Doom developer id reportedly cut in half as part of Xbox layoffs
There's a genuine tragedy hiding beneath the business-as-usual headlines here, and I think the strongest argument defending these cuts actually makes the human cost more visible, not less.
Microsoft executives facing this decision probably reasoned something like this: id Software, despite its legendary status, operates within a portfolio of multiple shooter franchises competing for the same audience. Consolidation creates efficiency. The studio's technical prowess in engine development matters less when that engine sits idle or underutilized. From a pure capital allocation standpoint, this isn't irrational. The problem is that capital allocation logic and human flourishing operate in different universes, and we keep pretending they occupy the same one.

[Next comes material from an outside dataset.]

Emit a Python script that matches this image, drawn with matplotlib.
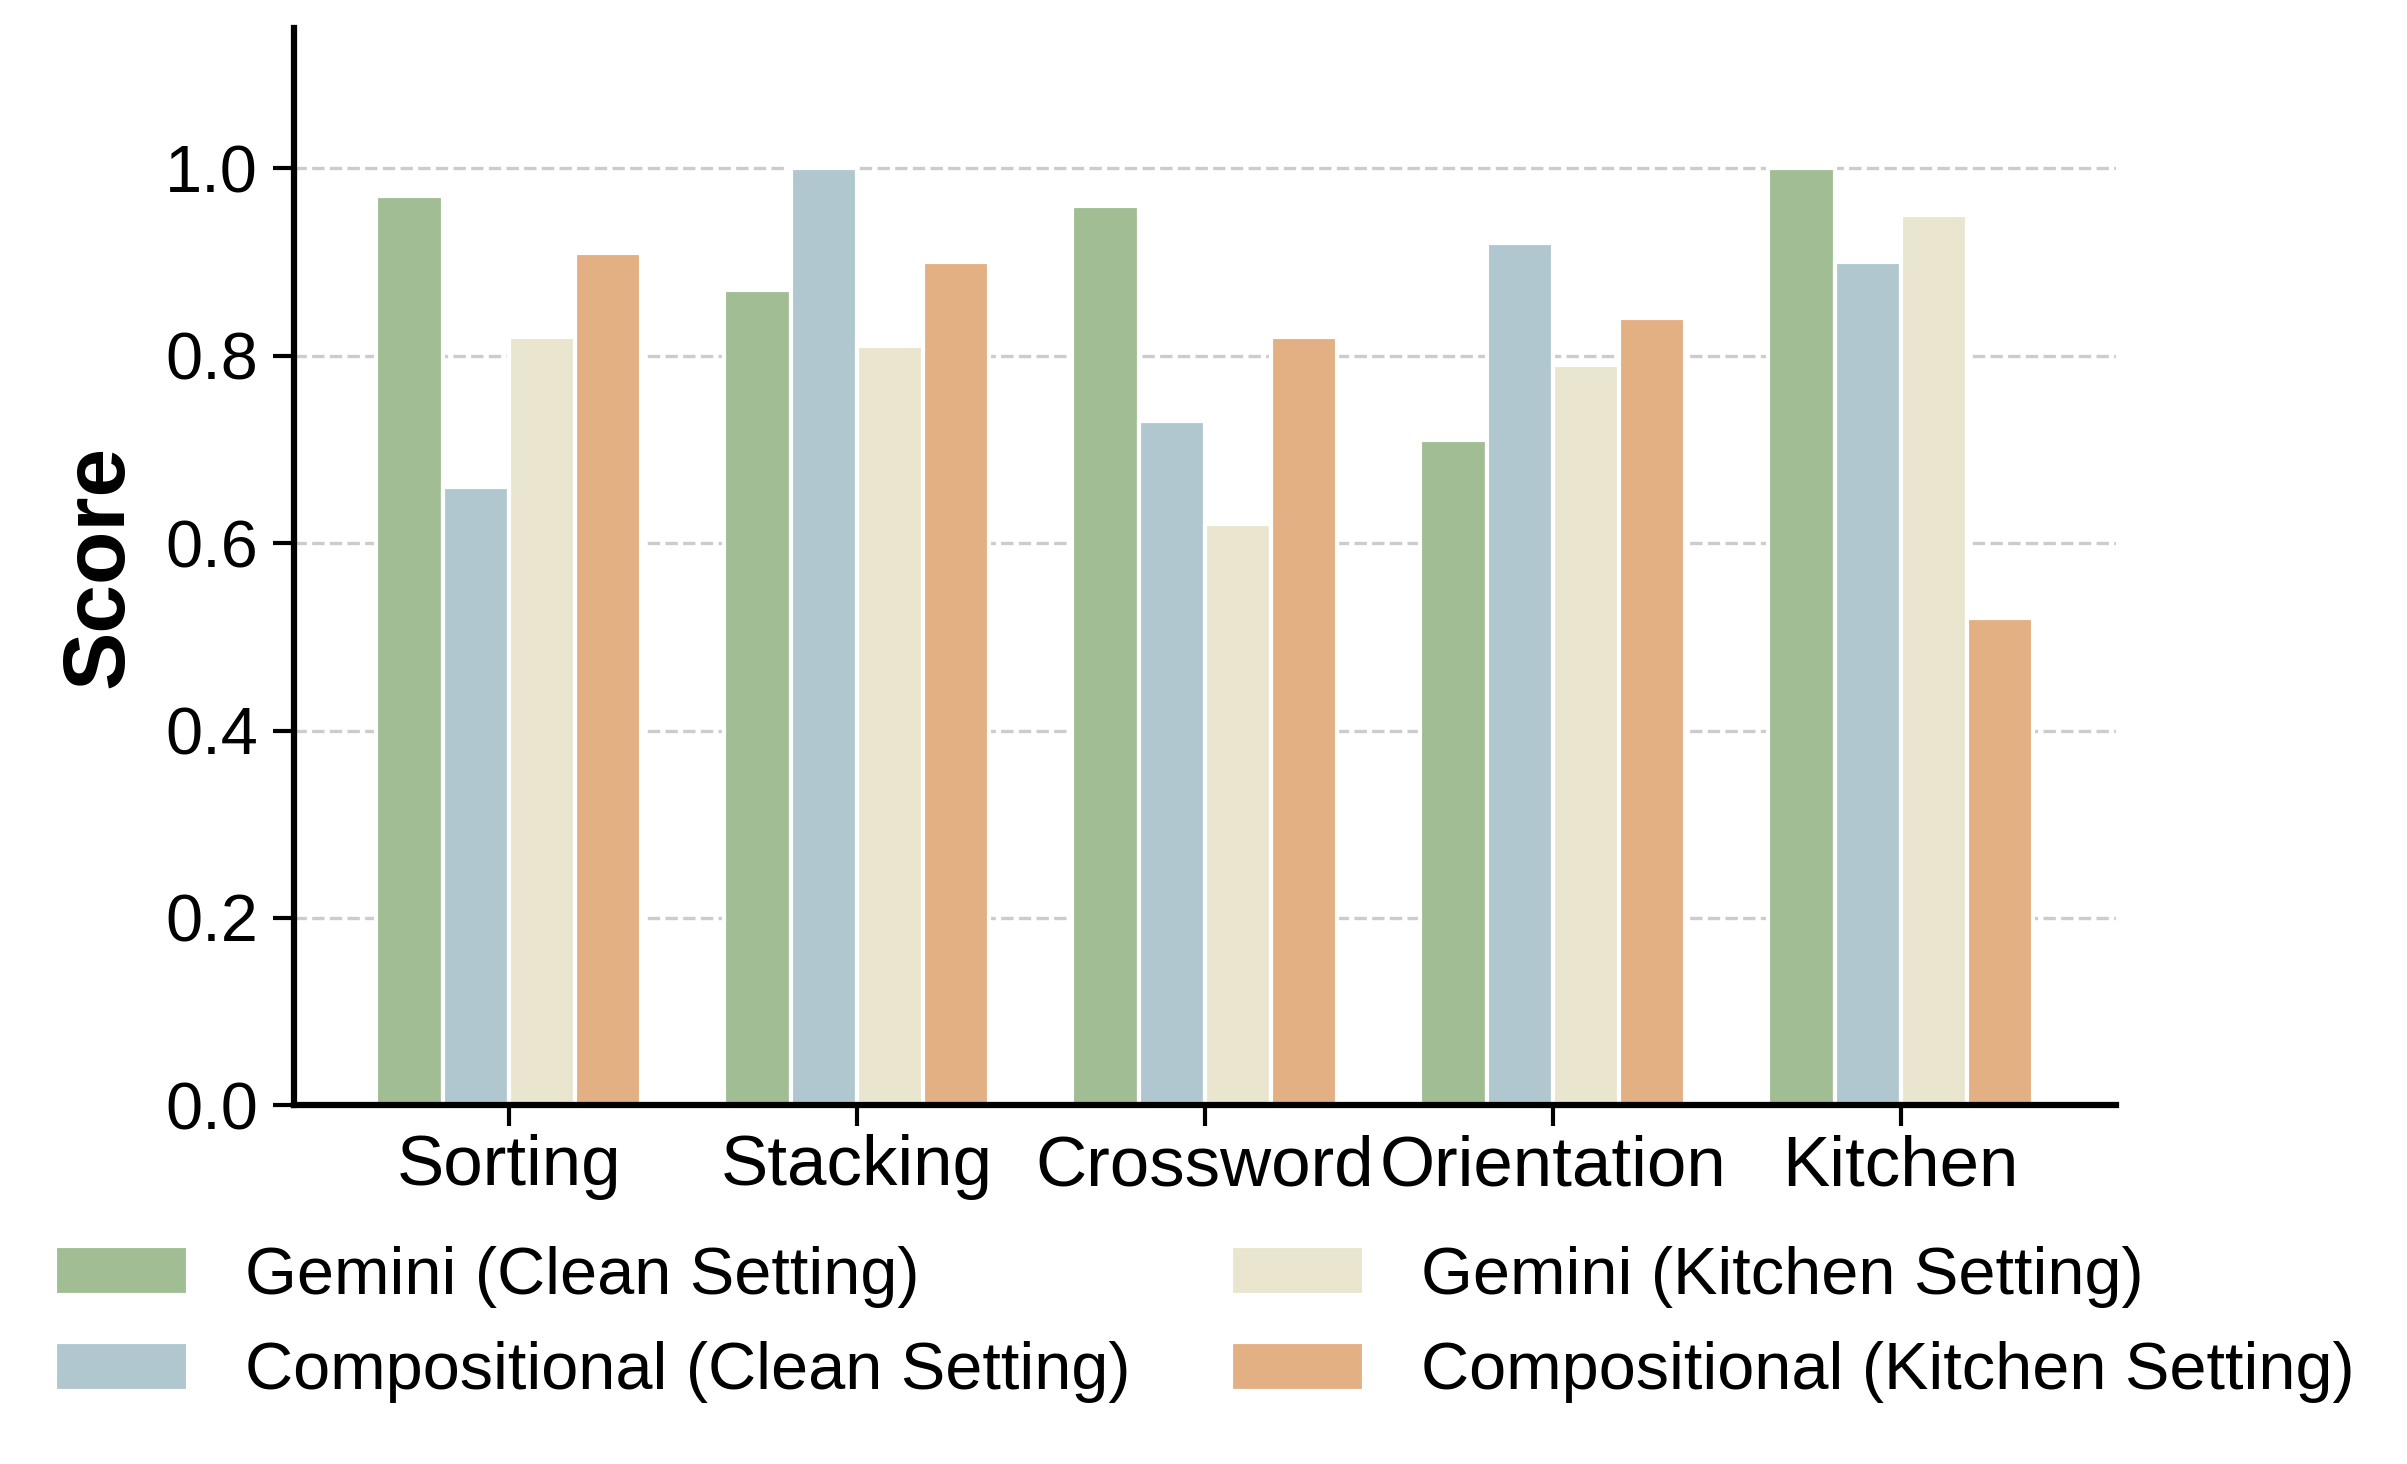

What strikes me is the timing—releasing a major expansion the same day you cut half your team is either catastrophically bad scheduling or brutally efficient project management depending on your frame. If the expansion was already complete, you've just maximized shareholder value by finishing the product with a full team then immediately cutting costs. That's not corruption; it's exactly how incentive structures work when we measure success purely in quarterly returns.
But here's where I want to sit with the genuine tension: id Software exists because previous generations of consolidation and industry instability created space for specialized, focused teams to matter. Studios like this represent something we actually value about gaming culture. Dismantling them in service of portfolio efficiency may be individually rational while being collectively catastrophic for what makes the medium interesting.
The real question isn't whether Microsoft made a business decision. The question is whether we've structured an industry where the most profitable decisions and the most generative ones have completely diverged.